Kuwait, sfida agli sceicchi
In Kuwait si tratta del primo attentato di Isis con un bilancio, ancora parziale, di 25 morti e 202 feriti, ed è avvenuto nei quartieri orientali della capitale con modalità simili ai recenti attacchi in Arabia Saudita: kamikaze contro moschee sciite nell’ora della preghiera. E’ la tattica di Al-Zarqawi contro gli sciiti in Iraq e, come dice il premier kuwaitiano Jaber al-Sabah, «minaccia l’unità nazionale». A rivendicare il blitz sono i jihadisti del «Wilayat Najd», fedeli a Isis e già autori degli attentati sauditi, intenzionati a innescare anche qui la faida tribale sunniti-sciiti per delegittimare monarchi e sceicchi.

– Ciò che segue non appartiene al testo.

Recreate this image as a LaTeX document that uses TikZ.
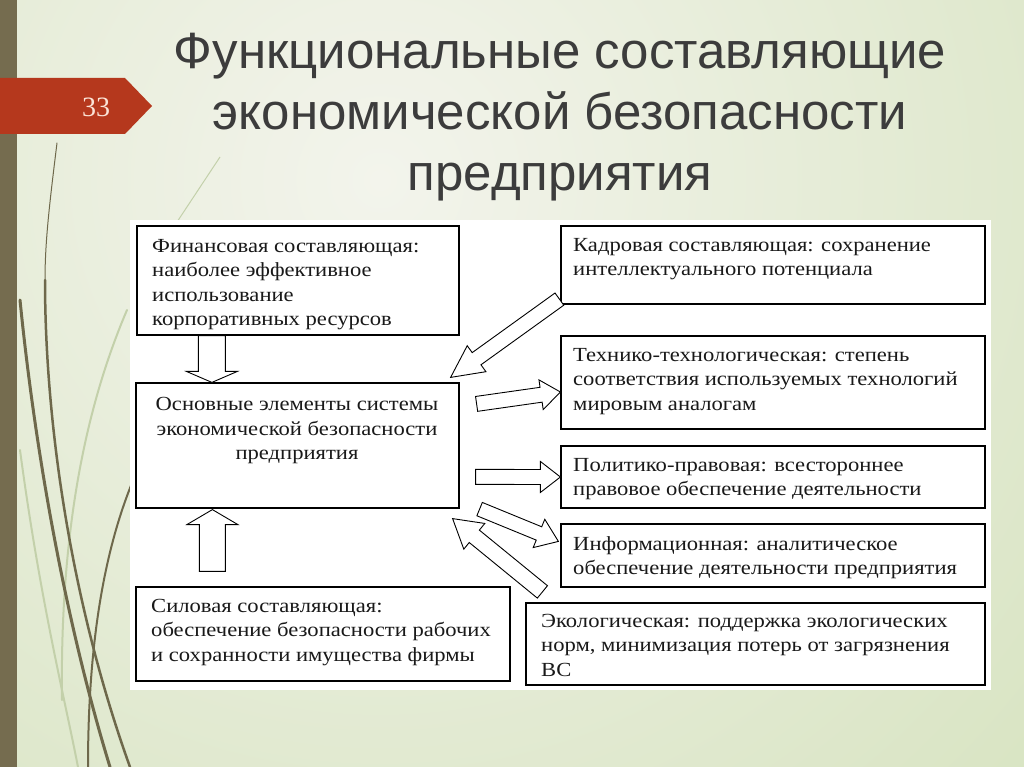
\documentclass[tikz,border=0pt]{standalone}
\usepackage{fontspec}
\setmainfont{Liberation Serif}
\newfontfamily\titlefont{Liberation Sans}
\newfontfamily\bodyfont[FakeStretch=1.13]{Liberation Serif}
\usetikzlibrary{calc}
\definecolor{bgl}{HTML}{F3F4EC}
\definecolor{bgd}{HTML}{D8E4C2}
\definecolor{olive}{HTML}{6E684B}
\definecolor{barcol}{HTML}{756C4F}
\definecolor{tabred}{HTML}{B5381D}
\definecolor{tabtext}{HTML}{FBE3D6}
\definecolor{titlegray}{HTML}{3C3C3C}
\definecolor{faint}{HTML}{C3D0AA}
\tikzset{
  box/.style={draw=black, line width=1.2pt, fill=white, inner sep=0pt},
  txt/.style={font=\bodyfont\fontsize{20}{24.5}\selectfont, inner sep=0pt, align=left, anchor=north west, text=black!90},
  blockarrow/.style={draw=black, line width=0.9pt, fill=white, line join=miter},
  grass/.style={draw=olive, line cap=round},
  fgrass/.style={draw=faint, line cap=round, line width=2pt},
}
% tail, tip, shaft half width, head half width, head length
\newcommand{\blkarrow}[5]{%
  \coordinate (bah) at ($(#2)!#5pt!(#1)$);
  \draw[blockarrow] ($(#1)!#3pt!90:(#2)$) -- ($(bah)!#3pt!90:(#2)$) -- ($(bah)!#4pt!90:(#2)$) -- (#2) -- ($(bah)!#4pt!-90:(#2)$) -- ($(bah)!#3pt!-90:(#2)$) -- ($(#1)!#3pt!-90:(#2)$) -- cycle;
}
\begin{document}
\begin{tikzpicture}[x=1pt,y=-1pt]
\useasboundingbox (0,0) rectangle (1024,767);
% background
\fill[bgd] (0,0) rectangle (1024,767);
\begin{scope}
  \clip (0,0) rectangle (1024,767);
  \shade[inner color=bgl, outer color=bgd] (380,180) circle (900);
\end{scope}
% grass
\draw[fgrass] (127,310) .. controls (80,420) and (60,550) .. (62,700);
\draw[fgrass] (20,450) .. controls (40,600) and (65,700) .. (78,767);
\draw[faint, line width=1pt] (220,157) -- (177,222);
\draw[grass, line width=1pt] (57,143) .. controls (50,200) and (45,240) .. (45,280);
\draw[grass, line width=2.5pt] (45,280) .. controls (45,420) and (70,600) .. (130,767);
\draw[grass, line width=3pt] (20,300) .. controls (35,450) and (65,620) .. (110,767);
\draw[grass, line width=2pt] (132,483) .. controls (105,550) and (88,640) .. (88,767);
% left bar and tab
\fill[barcol] (0,0) rectangle (17,767);
\fill[tabred] (0,78) -- (125,78) -- (152,106) -- (125,134) -- (0,134) -- cycle;
\node[font=\fontsize{28}{32}\selectfont, text=tabtext, inner sep=0pt] (num) at (96,107) {33};
% title
\node[font=\titlefont\fontsize{51}{61}\selectfont, text=titlegray, align=center, anchor=north, inner sep=0pt] (title) at (560,33) {Функциональные составляющие\\экономической безопасности\\предприятия};
% panel
\fill[white] (130,220) rectangle (991,690);
% boxes
\node[box, minimum width=322pt, minimum height=109pt] (fin) at (298,280.5) {};
\node[box, minimum width=323pt, minimum height=125pt] (main) at (297.5,445.5) {};
\node[box, minimum width=374pt, minimum height=94pt] (sil) at (323,634) {};
\node[box, minimum width=424pt, minimum height=78pt] (kadr) at (773,265) {};
\node[box, minimum width=424pt, minimum height=93pt] (tech) at (773,382.5) {};
\node[box, minimum width=424pt, minimum height=62pt] (polit) at (773,477) {};
\node[box, minimum width=424pt, minimum height=63pt] (info) at (773,555.5) {};
\node[box, minimum width=459pt, minimum height=82pt] (eco) at (755.5,644) {};
% texts
\node[txt] (fint) at (152,239) {Финансовая составляющая:\\наиболее эффективное\\использование\\корпоративных ресурсов};
\node[txt, align=center, anchor=north] (maint) at (297,397.5) {Основные элементы системы\\экономической безопасности\\предприятия};
\node[txt] (silt) at (151,599) {Силовая составляющая:\\обеспечение безопасности рабочих\\и сохранности имущества фирмы};
\node[txt] (kadrt) at (573,238) {Кадровая составляющая: сохранение\\интеллектуального потенциала};
\node[txt] (techt) at (573,348) {Технико-технологическая: степень\\соответствия используемых технологий\\мировым аналогам};
\node[txt] (politt) at (573,458) {Политико-правовая: всестороннее\\правовое обеспечение деятельности};
\node[txt] (infot) at (573,536) {Информационная: аналитическое\\обеспечение деятельности предприятия};
\node[txt] (ecot) at (541,614) {Экологическая: поддержка экологических\\норм, минимизация потерь от загрязнения\\ВС};
% arrow end points
\coordinate (a1t) at ($(fin.south west)+(75.5,0)$);
\coordinate (a1h) at ($(main.north west)+(76.5,0)$);
\coordinate (a2t) at ($(sil.north west)+(77,-15)$);
\coordinate (a2h) at ($(main.south west)+(77,1)$);
\coordinate (a3t) at ($(kadr.south west)+(-1,-5.5)$);
\coordinate (a3h) at ($(main.north east)+(-9,-5)$);
\coordinate (a4t) at ($(main.north east)+(17,21.5)$);
\coordinate (a4h) at ($(tech.west)+(0,9.5)$);
\coordinate (a5t) at ($(main.north east)+(16,94.5)$);
\coordinate (a5h) at (polit.west);
\coordinate (a6t) at ($(main.south east)+(20,0.5)$);
\coordinate (a6h) at ($(info.north west)+(-2,18)$);
\coordinate (a7t) at ($(eco.north west)+(17,-10.5)$);
\coordinate (a7h) at ($(main.south east)+(-7,10)$);
\blkarrow{a1t}{a1h}{13.5}{25.5}{11}
\blkarrow{a2t}{a2h}{13}{25.5}{15}
\blkarrow{a3t}{a3h}{7.5}{16}{32}
\blkarrow{a4t}{a4h}{7.5}{15}{19.5}
\blkarrow{a5t}{a5h}{7.5}{15.5}{20}
\blkarrow{a6t}{a6h}{7.2}{15.3}{21}
\blkarrow{a7t}{a7h}{8}{16.6}{28}
\end{tikzpicture}
\end{document}
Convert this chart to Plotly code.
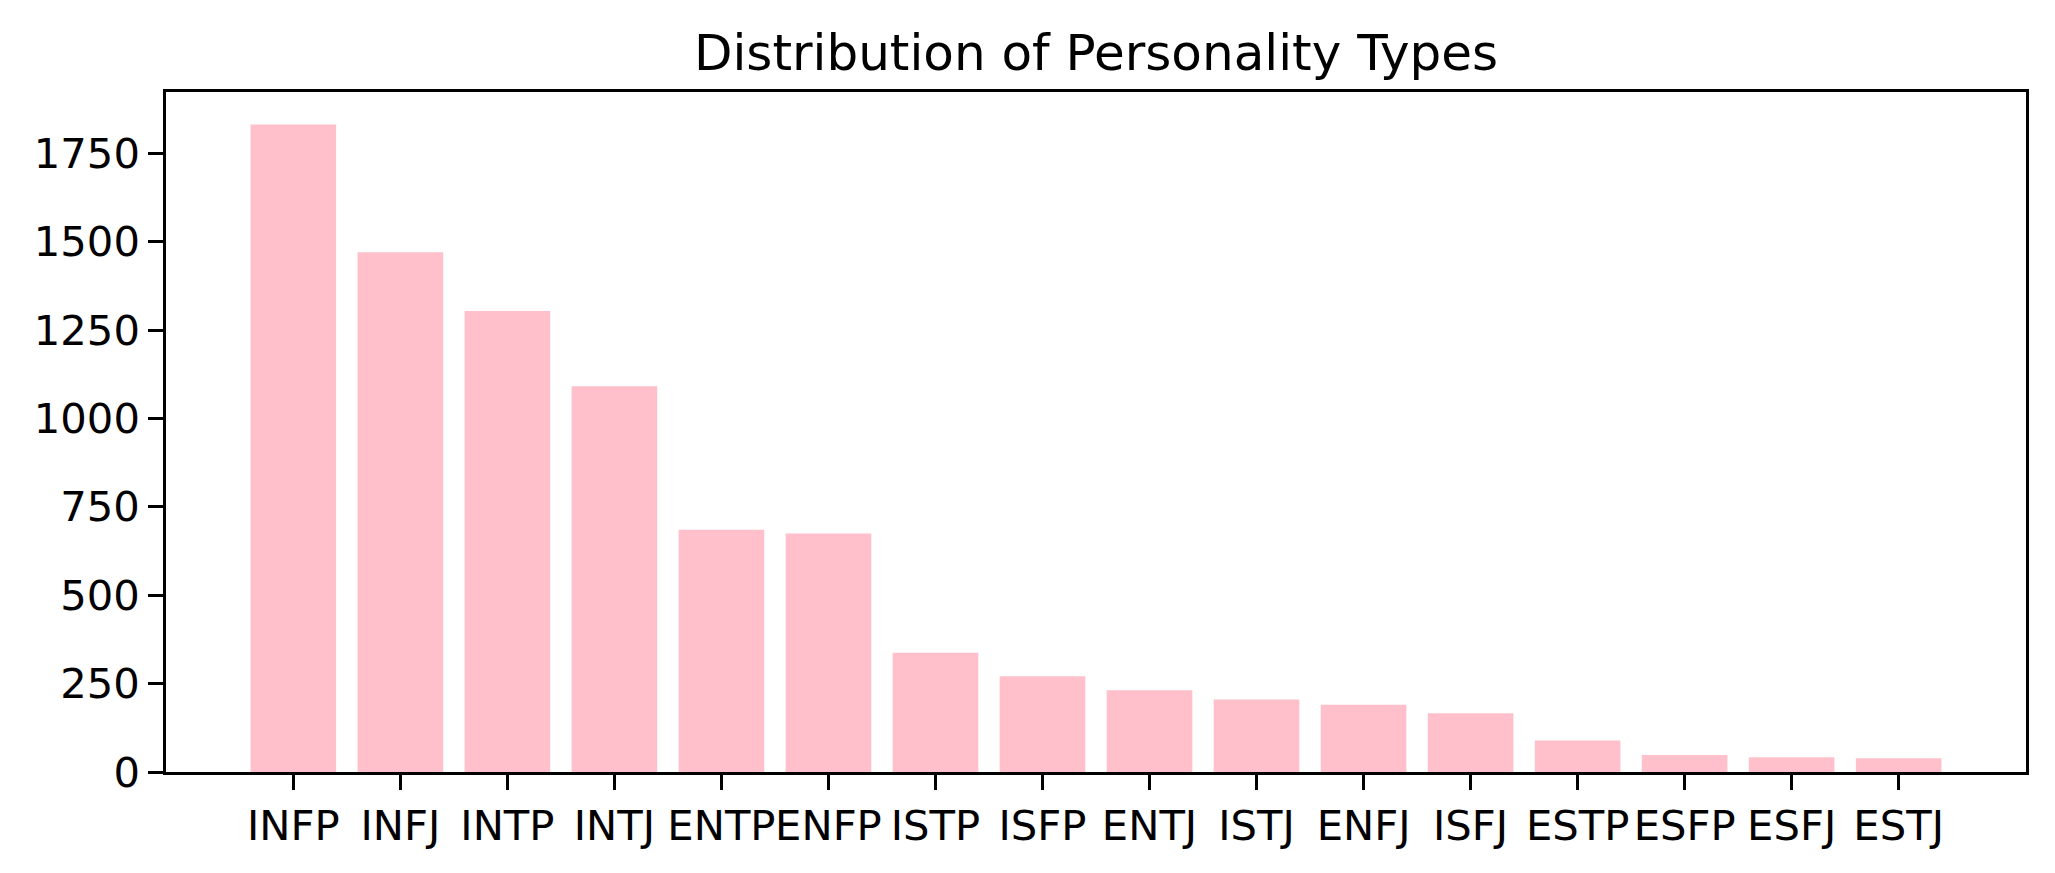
import plotly.graph_objects as go

# personality type counts (sorted)
types = ["INFP", "INFJ", "INTP", "INTJ", "ENTP", "ENFP", "ISTP", "ISFP",
         "ENTJ", "ISTJ", "ENFJ", "ISFJ", "ESTP", "ESFP", "ESFJ", "ESTJ"]
counts = [1832, 1470, 1304, 1091, 685, 675, 337, 271,
          231, 205, 190, 166, 89, 48, 42, 39]
y_ticks = [0, 250, 500, 750, 1000, 1250, 1500, 1750]

W, H = 2055, 873
L, R, T, B = 166, 29, 92, 101
FONT = "DejaVu Sans"

fig = go.Figure()
fig.add_trace(go.Bar(
    x=types,
    y=counts,
    width=0.8,
    marker=dict(color="#FFC0CB", line=dict(width=0)),
))

n = len(types)
pad = 0.05 * (n - 1 + 0.8)
ymax = max(counts) * 1.05

axis_common = dict(
    showline=True, linecolor="black", linewidth=3.3, mirror=True,
    ticks="outside", ticklen=14.6, tickwidth=3.3, tickcolor="black",
    showgrid=False, zeroline=False,
    tickfont=dict(family=FONT, size=41.7, color="black"),
)

fig.update_layout(
    width=W, height=H,
    margin=dict(l=L, r=R, t=T, b=B),
    paper_bgcolor="white", plot_bgcolor="white",
    showlegend=False,
    title=dict(
        text="Distribution of Personality Types",
        font=dict(family=FONT, size=50, color="black"),
        xref="paper", x=0.5, xanchor="center",
        yref="container", y=1 - 52 / H, yanchor="middle",
    ),
    xaxis=dict(axis_common, type="category", tickangle=0,
               range=[-0.4 - pad, n - 1 + 0.4 + pad]),
    yaxis=dict(axis_common, range=[0, ymax],
               tickvals=y_ticks, ticktext=[str(v) for v in y_ticks]),
)

# drop the default page margin so the figure sits at the window corner
fig.write_html("out.html", config={"displayModeBar": False},
               post_script="document.body.style.margin='0px';")
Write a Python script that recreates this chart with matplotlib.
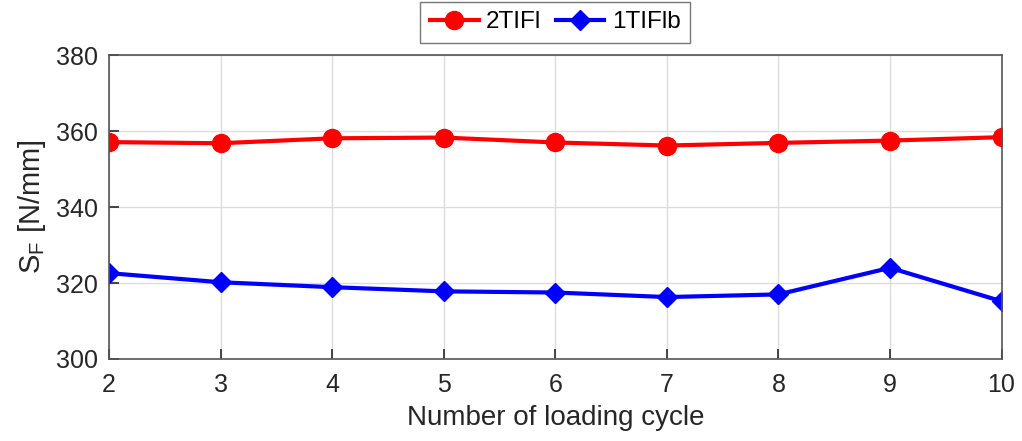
import matplotlib.pyplot as plt
import numpy as np

plt.rcParams['font.family'] = ['Liberation Sans', 'DejaVu Sans']

# Data
cycles = [2, 3, 4, 5, 6, 7, 8, 9, 10]
sf_2tifl = [357.1, 356.8, 358.1, 358.3, 357.0, 356.2, 356.9, 357.5, 358.4]
sf_1tiflb = [322.6, 320.2, 318.9, 317.8, 317.5, 316.3, 317.0, 324.0, 315.2]

dark = '#262626'

fig = plt.figure(figsize=(10.22, 4.41), dpi=100)
ax = fig.add_axes([0.1067, 0.186, 0.8733, 0.689])

ax.plot(cycles, sf_2tifl, color='red', lw=3, marker='o', ms=13, label='2TIFl')
ax.plot(cycles, sf_1tiflb, color='blue', lw=3, marker='D', ms=10, label='1TIFlb')

ax.set_xlim(2, 10)
ax.set_ylim(300, 380)
ax.set_xticks(cycles)
ax.set_yticks(np.arange(300, 381, 20))
ax.grid(True, color='#dcdcdc', lw=1)
ax.set_axisbelow(True)
ax.tick_params(direction='in', labelsize=18, colors=dark, length=7, width=1.2)
ax.tick_params(axis='x', pad=10)
ax.tick_params(axis='y', pad=8)
for s in ax.spines.values():
    s.set_color('#555555')
    s.set_linewidth(1.2)

ax.set_xlabel('Number of loading cycle', fontsize=20, color=dark, labelpad=6)
ax.set_ylabel(r'S$_\mathregular{F}$ [N/mm]', fontsize=21, color=dark, labelpad=6)

leg = ax.legend(loc='lower center', bbox_to_anchor=(0.5, 1.0), ncol=2,
                fontsize=17.5, frameon=True, fancybox=False, edgecolor='#555555',
                handlelength=2.0, columnspacing=0.6, handletextpad=0.3,
                borderpad=0.4)
leg.get_frame().set_linewidth(1.0)

fig.savefig('out.png', dpi=100)
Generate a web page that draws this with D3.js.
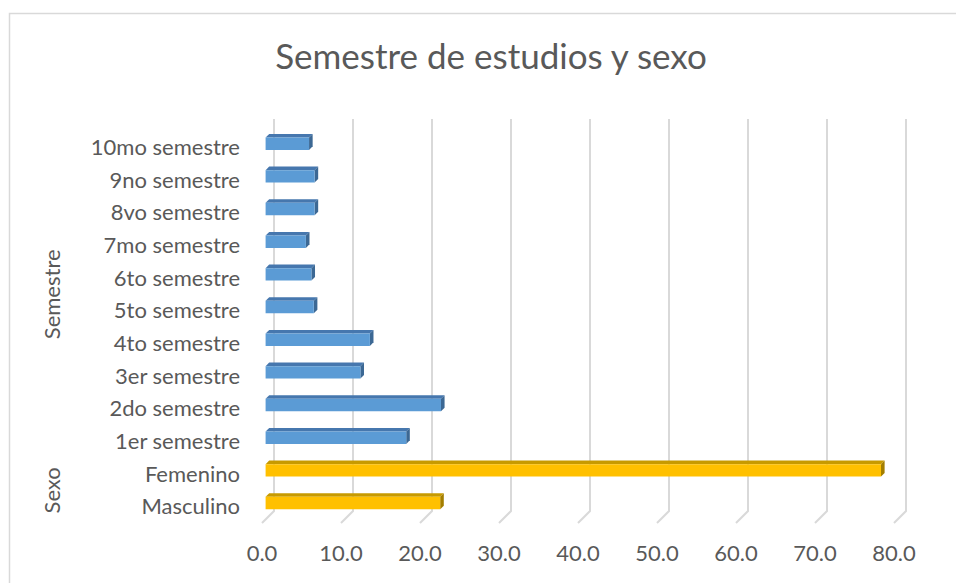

Somalia, bliz degli Shabaab
A Leego, a Nord-Ovest di Mogadiscio, gli Al-Shabaab somali mettono a segno un’operazione di tutto rispetto. L’obiettivo è una base della missione dell’Unione Africana gestita da circa 100 soldati del Burundi. I jihadisti si infiltrano nel perimetro e poi fanno fuoco, con mitra e lancia-granate, causando almeno 50 vittime. «È stato un attacco ben organizzato» ammette Mohammed Haji, ufficiale del contingente africano di 20.000 uomini. Il segno della vittoria jihadista è il drappo nero del Califfato - a cui gli Al-Shabaab hanno giurato fedeltà - issato sulla base. «Abbiamo preso tutte le loro armi» fa sapere Mohamed Abu Yahya, comandante Al-Shabaab, ripetendo lo schema di Isis in Iraq e Siria: svaligiare gli arsenali degli avversari per combatterli con le loro stesse armi.
Massacro a Kobane
Ramadan di sangue anche a Kobane, uno dei fronti aperti di guerra. Nel piccolo centro curdo ai confini con la Turchia i miliziani di Isis hanno ucciso 120 civili confermando l’intento di far leva sul terrore per riconquistarlo in fretta.